▶ AIM
Your task is to retype, word for word, the lines from the start of the data through the line holding "import numpy as np". Do not include the pictures.

▶ INFORMATION SHOWN
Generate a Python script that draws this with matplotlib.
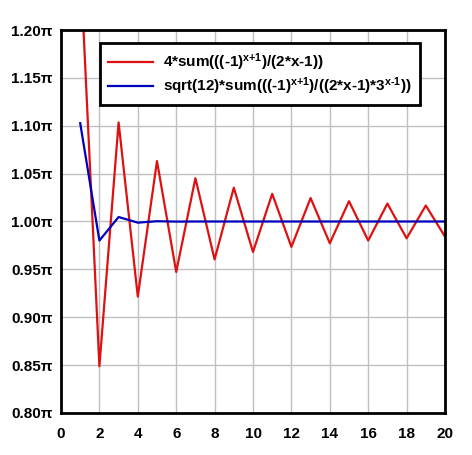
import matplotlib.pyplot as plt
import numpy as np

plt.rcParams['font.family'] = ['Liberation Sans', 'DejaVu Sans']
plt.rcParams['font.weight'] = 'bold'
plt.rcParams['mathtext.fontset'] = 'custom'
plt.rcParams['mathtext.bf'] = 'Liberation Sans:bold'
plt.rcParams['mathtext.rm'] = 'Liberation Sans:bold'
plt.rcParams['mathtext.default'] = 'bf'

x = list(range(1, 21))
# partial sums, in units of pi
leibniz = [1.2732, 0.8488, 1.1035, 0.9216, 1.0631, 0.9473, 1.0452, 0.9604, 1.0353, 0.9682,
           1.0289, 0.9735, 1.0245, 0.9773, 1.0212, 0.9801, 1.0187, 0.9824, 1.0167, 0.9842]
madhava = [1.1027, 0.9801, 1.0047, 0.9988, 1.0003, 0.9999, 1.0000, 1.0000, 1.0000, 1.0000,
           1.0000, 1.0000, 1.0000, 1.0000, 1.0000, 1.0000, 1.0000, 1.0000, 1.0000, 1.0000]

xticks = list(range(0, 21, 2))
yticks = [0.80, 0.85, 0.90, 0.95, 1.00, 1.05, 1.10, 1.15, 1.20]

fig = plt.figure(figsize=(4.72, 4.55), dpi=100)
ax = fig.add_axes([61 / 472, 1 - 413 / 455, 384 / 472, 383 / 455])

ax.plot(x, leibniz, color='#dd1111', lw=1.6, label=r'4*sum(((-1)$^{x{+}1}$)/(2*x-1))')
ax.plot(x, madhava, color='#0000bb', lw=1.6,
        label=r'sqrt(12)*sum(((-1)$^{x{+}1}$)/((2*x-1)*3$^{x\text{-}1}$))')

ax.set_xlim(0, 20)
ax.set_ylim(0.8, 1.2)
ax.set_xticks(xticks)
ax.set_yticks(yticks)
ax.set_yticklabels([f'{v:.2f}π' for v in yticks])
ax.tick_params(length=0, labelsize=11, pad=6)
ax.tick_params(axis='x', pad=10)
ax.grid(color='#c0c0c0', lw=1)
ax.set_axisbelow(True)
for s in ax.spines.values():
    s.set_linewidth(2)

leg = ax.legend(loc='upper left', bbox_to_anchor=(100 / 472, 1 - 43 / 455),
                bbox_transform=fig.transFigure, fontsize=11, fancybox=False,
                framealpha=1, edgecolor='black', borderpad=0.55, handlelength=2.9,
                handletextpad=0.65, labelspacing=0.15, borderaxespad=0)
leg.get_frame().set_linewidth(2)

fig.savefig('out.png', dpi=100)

▶ SOLUTION
Generate a Python script that draws this with matplotlib.
import matplotlib.pyplot as plt
import numpy as np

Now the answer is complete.